··· PROVIDED DATA

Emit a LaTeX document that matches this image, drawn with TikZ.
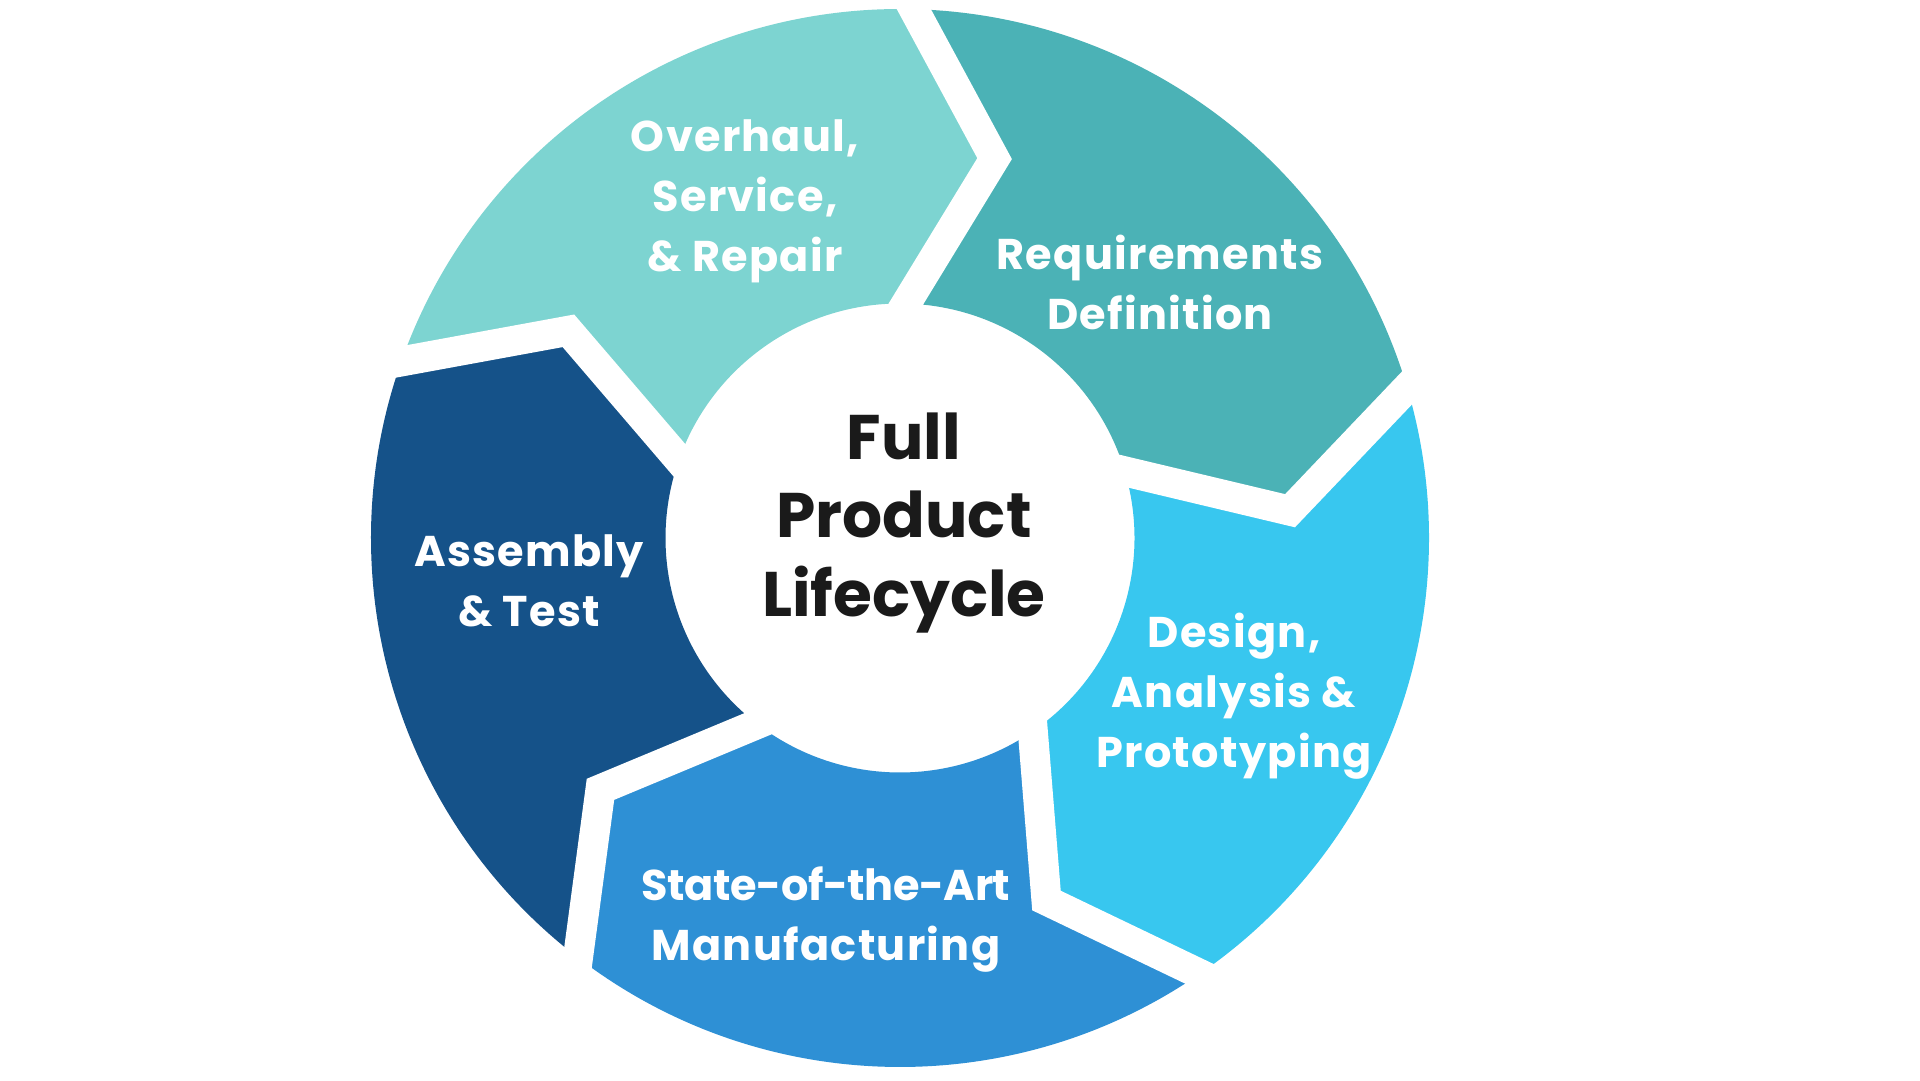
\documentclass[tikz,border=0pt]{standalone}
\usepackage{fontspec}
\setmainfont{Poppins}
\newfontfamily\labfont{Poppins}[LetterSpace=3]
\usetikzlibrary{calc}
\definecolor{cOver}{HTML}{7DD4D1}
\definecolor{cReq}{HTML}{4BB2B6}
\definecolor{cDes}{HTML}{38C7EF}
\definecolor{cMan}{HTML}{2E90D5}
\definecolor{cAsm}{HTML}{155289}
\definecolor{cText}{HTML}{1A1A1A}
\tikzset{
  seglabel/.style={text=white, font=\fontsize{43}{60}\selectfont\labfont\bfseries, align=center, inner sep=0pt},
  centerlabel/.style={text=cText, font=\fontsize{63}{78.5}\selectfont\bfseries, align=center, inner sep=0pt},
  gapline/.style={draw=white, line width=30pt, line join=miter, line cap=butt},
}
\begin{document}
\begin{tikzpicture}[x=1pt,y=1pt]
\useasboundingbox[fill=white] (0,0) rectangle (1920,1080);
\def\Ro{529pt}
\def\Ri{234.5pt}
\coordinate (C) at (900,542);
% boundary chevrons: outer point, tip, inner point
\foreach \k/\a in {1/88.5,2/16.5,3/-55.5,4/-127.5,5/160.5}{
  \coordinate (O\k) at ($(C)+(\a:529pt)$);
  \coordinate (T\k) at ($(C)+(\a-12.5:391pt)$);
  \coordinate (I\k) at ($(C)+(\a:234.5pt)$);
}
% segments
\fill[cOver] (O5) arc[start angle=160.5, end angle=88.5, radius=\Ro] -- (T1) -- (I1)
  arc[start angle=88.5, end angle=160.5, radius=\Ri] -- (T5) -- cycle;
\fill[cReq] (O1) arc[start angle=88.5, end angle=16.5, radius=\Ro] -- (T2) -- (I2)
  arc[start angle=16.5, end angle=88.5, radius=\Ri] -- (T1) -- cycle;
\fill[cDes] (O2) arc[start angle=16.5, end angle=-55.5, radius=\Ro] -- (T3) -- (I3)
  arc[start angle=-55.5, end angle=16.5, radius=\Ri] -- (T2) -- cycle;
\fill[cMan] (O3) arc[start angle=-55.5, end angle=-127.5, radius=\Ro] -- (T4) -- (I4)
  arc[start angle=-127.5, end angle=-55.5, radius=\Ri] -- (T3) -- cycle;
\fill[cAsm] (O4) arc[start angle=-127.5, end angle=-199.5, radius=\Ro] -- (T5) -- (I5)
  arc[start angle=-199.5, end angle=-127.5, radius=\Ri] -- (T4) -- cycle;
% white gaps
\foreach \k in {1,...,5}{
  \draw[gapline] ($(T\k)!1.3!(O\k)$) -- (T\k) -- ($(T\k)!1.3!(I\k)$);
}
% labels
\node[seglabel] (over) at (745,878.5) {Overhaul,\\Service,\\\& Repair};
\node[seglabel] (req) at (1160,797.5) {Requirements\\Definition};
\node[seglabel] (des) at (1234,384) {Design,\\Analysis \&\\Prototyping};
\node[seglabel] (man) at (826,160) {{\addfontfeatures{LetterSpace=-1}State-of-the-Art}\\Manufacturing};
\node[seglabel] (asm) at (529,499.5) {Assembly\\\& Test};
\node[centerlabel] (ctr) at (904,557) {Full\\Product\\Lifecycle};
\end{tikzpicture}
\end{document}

······

Without the pictures, copy the material exactly as given.

Emit a LaTeX document that matches this image, drawn with TikZ.
\documentclass[tikz,border=0pt]{standalone}
\usepackage{fontspec}
\setmainfont{Poppins}
\newfontfamily\labfont{Poppins}[LetterSpace=3]
\usetikzlibrary{calc}
\definecolor{cOver}{HTML}{7DD4D1}
\definecolor{cReq}{HTML}{4BB2B6}
\definecolor{cDes}{HTML}{38C7EF}
\definecolor{cMan}{HTML}{2E90D5}
\definecolor{cAsm}{HTML}{155289}
\definecolor{cText}{HTML}{1A1A1A}
\tikzset{
  seglabel/.style={text=white, font=\fontsize{43}{60}\selectfont\labfont\bfseries, align=center, inner sep=0pt},
  centerlabel/.style={text=cText, font=\fontsize{63}{78.5}\selectfont\bfseries, align=center, inner sep=0pt},
  gapline/.style={draw=white, line width=30pt, line join=miter, line cap=butt},
}
\begin{document}
\begin{tikzpicture}[x=1pt,y=1pt]
\useasboundingbox[fill=white] (0,0) rectangle (1920,1080);
\def\Ro{529pt}
\def\Ri{234.5pt}
\coordinate (C) at (900,542);
% boundary chevrons: outer point, tip, inner point
\foreach \k/\a in {1/88.5,2/16.5,3/-55.5,4/-127.5,5/160.5}{
  \coordinate (O\k) at ($(C)+(\a:529pt)$);
  \coordinate (T\k) at ($(C)+(\a-12.5:391pt)$);
  \coordinate (I\k) at ($(C)+(\a:234.5pt)$);
}
% segments
\fill[cOver] (O5) arc[start angle=160.5, end angle=88.5, radius=\Ro] -- (T1) -- (I1)
  arc[start angle=88.5, end angle=160.5, radius=\Ri] -- (T5) -- cycle;
\fill[cReq] (O1) arc[start angle=88.5, end angle=16.5, radius=\Ro] -- (T2) -- (I2)
  arc[start angle=16.5, end angle=88.5, radius=\Ri] -- (T1) -- cycle;
\fill[cDes] (O2) arc[start angle=16.5, end angle=-55.5, radius=\Ro] -- (T3) -- (I3)
  arc[start angle=-55.5, end angle=16.5, radius=\Ri] -- (T2) -- cycle;
\fill[cMan] (O3) arc[start angle=-55.5, end angle=-127.5, radius=\Ro] -- (T4) -- (I4)
  arc[start angle=-127.5, end angle=-55.5, radius=\Ri] -- (T3) -- cycle;
\fill[cAsm] (O4) arc[start angle=-127.5, end angle=-199.5, radius=\Ro] -- (T5) -- (I5)
  arc[start angle=-199.5, end angle=-127.5, radius=\Ri] -- (T4) -- cycle;
% white gaps
\foreach \k in {1,...,5}{
  \draw[gapline] ($(T\k)!1.3!(O\k)$) -- (T\k) -- ($(T\k)!1.3!(I\k)$);
}
% labels
\node[seglabel] (over) at (745,878.5) {Overhaul,\\Service,\\\& Repair};
\node[seglabel] (req) at (1160,797.5) {Requirements\\Definition};
\node[seglabel] (des) at (1234,384) {Design,\\Analysis \&\\Prototyping};
\node[seglabel] (man) at (826,160) {{\addfontfeatures{LetterSpace=-1}State-of-the-Art}\\Manufacturing};
\node[seglabel] (asm) at (529,499.5) {Assembly\\\& Test};
\node[centerlabel] (ctr) at (904,557) {Full\\Product\\Lifecycle};
\end{tikzpicture}
\end{document}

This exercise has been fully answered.